* _WHAT IS ASKED_
Among the lines of the listing below, retype exactly those from the one containing "Write the matplotlib code for this chart." through the one containing "from matplotlib.ticker import FuncFormatter", both included. Do not include pictures.

* _ROWS_
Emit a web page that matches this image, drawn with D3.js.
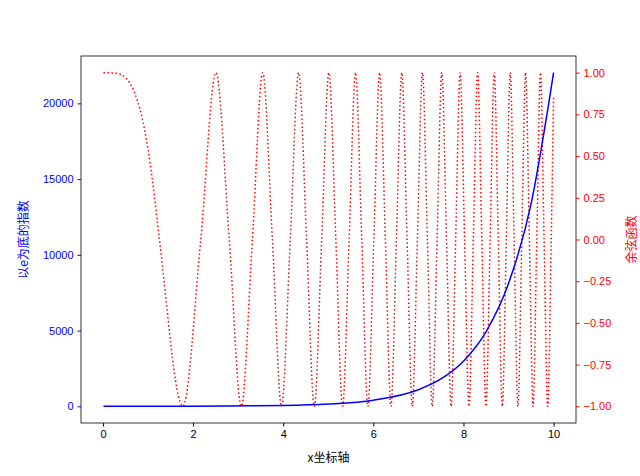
==
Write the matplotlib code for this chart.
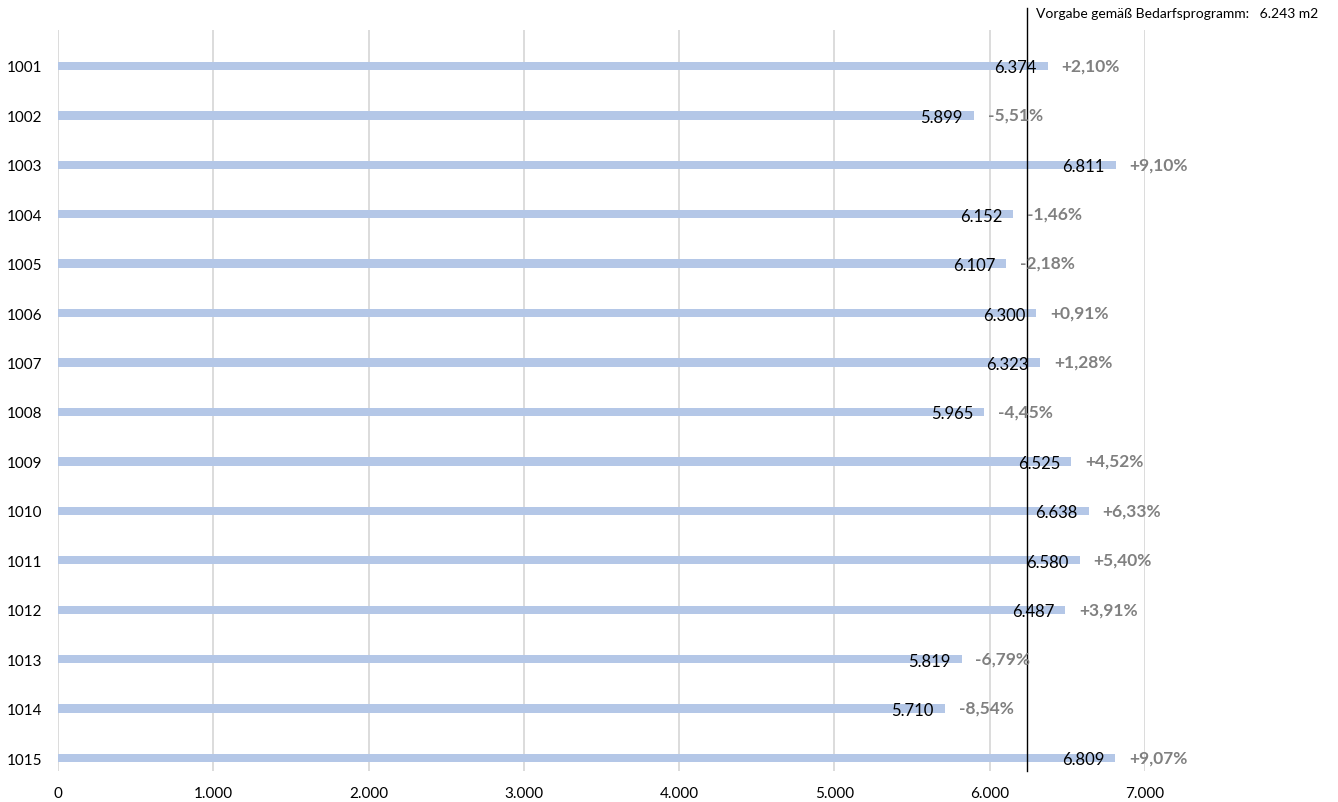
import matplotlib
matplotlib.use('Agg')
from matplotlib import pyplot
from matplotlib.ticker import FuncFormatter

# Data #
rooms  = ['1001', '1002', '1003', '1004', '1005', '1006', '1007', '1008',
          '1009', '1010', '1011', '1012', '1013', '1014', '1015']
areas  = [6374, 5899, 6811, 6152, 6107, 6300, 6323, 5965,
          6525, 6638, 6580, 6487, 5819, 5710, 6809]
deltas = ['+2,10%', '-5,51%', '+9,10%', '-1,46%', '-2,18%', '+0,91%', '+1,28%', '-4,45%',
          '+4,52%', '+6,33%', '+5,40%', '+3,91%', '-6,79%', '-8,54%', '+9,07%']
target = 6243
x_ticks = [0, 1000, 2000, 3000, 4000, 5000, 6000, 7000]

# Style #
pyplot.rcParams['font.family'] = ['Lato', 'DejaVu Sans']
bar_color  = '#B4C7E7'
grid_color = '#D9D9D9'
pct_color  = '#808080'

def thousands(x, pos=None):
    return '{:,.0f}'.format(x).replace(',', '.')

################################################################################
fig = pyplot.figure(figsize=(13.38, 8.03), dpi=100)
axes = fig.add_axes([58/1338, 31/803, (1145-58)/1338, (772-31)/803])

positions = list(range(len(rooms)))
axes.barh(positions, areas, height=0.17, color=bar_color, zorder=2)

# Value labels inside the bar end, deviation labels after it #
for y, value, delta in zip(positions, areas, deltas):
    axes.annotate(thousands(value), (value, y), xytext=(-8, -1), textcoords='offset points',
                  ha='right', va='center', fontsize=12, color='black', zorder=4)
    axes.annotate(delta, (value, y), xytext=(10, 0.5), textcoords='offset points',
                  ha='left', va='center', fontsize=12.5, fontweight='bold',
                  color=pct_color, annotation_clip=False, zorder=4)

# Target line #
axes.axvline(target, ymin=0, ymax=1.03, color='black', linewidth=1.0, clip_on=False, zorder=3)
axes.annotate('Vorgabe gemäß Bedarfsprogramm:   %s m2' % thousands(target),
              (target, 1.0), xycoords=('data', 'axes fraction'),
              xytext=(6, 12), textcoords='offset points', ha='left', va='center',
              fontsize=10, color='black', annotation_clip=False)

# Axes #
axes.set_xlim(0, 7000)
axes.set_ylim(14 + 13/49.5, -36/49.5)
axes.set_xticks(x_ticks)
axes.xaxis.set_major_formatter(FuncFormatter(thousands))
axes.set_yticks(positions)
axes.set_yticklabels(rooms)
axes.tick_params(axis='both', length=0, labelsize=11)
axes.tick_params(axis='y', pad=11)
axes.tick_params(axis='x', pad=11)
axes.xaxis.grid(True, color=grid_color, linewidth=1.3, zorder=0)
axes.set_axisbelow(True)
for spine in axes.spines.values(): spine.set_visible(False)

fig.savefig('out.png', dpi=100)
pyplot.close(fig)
--
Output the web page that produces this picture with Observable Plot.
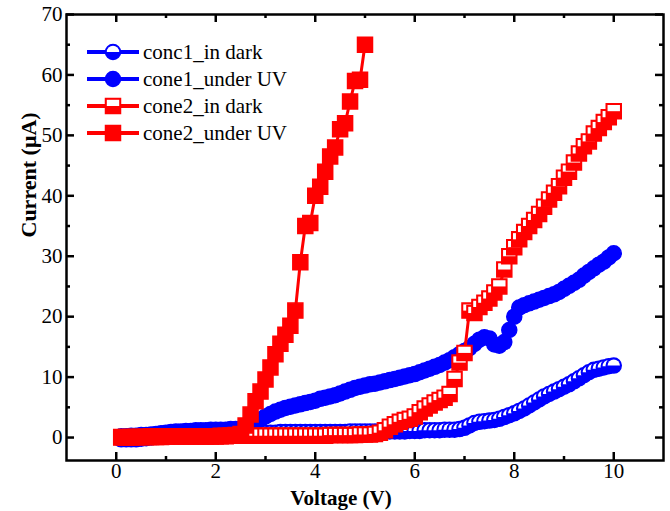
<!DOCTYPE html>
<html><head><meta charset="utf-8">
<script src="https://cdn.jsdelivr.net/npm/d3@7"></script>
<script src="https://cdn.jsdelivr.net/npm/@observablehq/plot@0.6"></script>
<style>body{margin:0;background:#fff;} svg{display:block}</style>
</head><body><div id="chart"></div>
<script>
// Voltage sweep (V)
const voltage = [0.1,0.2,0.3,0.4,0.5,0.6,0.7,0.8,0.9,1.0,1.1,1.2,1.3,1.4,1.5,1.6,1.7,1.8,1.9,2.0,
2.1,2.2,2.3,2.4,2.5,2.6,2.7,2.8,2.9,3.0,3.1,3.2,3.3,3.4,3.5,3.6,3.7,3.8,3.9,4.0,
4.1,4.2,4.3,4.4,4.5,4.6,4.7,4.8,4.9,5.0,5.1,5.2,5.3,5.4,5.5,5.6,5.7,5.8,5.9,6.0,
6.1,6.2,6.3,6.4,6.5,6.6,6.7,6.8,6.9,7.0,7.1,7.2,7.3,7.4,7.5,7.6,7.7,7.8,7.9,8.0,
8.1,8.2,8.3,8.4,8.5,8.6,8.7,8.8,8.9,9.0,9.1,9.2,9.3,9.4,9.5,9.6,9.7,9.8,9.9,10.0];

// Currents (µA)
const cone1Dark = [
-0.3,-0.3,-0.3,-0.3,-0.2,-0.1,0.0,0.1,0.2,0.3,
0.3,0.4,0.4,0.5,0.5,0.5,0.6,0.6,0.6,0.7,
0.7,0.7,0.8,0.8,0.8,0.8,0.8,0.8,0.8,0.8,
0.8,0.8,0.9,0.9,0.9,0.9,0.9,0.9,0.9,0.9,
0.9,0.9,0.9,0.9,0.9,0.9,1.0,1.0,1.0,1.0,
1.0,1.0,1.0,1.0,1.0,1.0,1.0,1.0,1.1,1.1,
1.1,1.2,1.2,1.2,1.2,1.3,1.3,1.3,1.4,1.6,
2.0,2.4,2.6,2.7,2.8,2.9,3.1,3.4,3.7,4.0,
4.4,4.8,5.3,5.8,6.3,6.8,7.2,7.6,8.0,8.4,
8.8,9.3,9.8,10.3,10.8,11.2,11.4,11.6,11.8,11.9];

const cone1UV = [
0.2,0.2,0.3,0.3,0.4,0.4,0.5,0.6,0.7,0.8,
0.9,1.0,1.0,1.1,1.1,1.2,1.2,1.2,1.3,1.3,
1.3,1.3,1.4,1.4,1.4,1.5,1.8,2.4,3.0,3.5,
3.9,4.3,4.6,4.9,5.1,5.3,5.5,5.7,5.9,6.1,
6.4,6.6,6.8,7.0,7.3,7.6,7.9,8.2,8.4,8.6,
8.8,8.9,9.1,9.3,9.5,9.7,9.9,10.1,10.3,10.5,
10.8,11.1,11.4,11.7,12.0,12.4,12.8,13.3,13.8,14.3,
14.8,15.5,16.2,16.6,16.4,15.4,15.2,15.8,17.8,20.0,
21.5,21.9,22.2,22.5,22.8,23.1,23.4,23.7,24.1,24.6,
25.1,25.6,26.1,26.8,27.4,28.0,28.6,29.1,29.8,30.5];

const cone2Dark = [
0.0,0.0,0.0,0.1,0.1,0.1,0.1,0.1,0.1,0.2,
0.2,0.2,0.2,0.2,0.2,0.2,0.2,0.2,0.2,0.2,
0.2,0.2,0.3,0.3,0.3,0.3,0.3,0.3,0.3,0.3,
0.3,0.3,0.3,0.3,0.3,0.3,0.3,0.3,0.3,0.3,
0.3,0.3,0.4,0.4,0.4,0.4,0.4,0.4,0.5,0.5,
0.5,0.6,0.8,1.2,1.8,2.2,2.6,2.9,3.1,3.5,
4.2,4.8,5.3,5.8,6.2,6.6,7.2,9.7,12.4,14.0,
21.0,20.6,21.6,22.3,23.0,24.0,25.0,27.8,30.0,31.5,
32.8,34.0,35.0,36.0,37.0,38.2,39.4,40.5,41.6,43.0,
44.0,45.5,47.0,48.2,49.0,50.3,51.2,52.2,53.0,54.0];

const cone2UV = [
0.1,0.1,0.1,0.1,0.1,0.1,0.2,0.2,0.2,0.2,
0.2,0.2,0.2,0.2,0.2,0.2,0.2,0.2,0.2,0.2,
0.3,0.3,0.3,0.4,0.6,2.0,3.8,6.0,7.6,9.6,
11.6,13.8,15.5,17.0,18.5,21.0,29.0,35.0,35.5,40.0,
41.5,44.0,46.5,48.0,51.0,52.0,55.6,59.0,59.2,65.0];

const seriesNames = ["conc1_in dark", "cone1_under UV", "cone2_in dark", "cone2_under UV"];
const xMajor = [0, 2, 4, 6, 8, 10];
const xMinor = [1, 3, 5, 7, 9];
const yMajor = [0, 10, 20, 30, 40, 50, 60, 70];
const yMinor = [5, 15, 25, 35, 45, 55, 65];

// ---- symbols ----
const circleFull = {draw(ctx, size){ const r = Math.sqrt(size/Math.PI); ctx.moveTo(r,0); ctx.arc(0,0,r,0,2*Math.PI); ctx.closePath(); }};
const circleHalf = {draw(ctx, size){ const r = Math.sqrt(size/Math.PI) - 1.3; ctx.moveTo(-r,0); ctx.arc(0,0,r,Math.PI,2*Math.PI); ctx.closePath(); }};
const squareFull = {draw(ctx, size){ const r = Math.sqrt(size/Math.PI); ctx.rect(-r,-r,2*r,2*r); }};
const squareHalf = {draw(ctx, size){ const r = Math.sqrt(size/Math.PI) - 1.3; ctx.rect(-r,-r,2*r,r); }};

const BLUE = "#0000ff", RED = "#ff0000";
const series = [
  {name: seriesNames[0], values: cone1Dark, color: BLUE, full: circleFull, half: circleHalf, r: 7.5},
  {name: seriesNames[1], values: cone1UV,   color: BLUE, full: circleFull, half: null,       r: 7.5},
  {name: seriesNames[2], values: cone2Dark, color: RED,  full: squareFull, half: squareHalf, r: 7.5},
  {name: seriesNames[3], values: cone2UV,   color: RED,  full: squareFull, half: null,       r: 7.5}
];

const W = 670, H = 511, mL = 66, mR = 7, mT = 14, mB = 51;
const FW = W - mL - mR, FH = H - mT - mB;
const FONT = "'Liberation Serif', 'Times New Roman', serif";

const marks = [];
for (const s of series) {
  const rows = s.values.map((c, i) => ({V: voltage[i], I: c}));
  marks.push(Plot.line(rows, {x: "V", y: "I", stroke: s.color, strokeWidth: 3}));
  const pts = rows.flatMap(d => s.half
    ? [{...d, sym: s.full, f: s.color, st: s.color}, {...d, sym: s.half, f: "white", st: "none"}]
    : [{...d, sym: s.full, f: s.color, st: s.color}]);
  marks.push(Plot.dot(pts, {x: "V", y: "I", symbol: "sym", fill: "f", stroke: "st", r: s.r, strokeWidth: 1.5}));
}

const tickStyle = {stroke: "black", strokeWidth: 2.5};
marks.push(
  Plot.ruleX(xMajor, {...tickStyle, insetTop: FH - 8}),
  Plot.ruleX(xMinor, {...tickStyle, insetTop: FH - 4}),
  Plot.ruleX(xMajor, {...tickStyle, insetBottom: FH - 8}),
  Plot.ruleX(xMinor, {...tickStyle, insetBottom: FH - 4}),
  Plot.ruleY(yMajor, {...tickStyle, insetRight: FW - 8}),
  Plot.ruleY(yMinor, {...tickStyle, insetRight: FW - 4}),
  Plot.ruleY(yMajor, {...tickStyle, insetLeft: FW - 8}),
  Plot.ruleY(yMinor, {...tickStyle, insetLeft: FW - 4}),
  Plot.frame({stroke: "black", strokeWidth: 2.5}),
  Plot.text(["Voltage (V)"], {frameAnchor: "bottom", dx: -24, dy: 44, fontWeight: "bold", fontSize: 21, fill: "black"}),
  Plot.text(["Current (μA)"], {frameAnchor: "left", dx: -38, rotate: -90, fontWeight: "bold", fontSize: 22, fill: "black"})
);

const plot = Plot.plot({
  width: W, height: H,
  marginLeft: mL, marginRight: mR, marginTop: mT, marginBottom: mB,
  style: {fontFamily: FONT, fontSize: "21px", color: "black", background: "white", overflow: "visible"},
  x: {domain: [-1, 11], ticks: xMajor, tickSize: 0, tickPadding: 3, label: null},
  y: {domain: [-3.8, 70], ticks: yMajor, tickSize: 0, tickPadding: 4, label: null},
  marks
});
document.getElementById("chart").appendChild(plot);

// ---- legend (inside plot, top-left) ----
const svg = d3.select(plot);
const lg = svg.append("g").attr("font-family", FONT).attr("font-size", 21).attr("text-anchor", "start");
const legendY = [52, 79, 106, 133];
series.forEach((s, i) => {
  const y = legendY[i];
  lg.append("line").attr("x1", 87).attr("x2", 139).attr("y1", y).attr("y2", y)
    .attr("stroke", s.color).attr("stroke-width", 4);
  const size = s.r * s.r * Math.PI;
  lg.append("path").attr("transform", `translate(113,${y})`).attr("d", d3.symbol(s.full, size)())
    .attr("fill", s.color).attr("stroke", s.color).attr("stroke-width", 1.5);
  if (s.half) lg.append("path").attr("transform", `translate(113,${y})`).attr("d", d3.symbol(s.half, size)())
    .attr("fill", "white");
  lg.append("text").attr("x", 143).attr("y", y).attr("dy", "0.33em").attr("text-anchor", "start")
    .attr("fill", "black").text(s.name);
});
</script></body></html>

* _TASK ANSWER_
Write the matplotlib code for this chart.
import matplotlib
matplotlib.use('Agg')
from matplotlib import pyplot
from matplotlib.ticker import FuncFormatter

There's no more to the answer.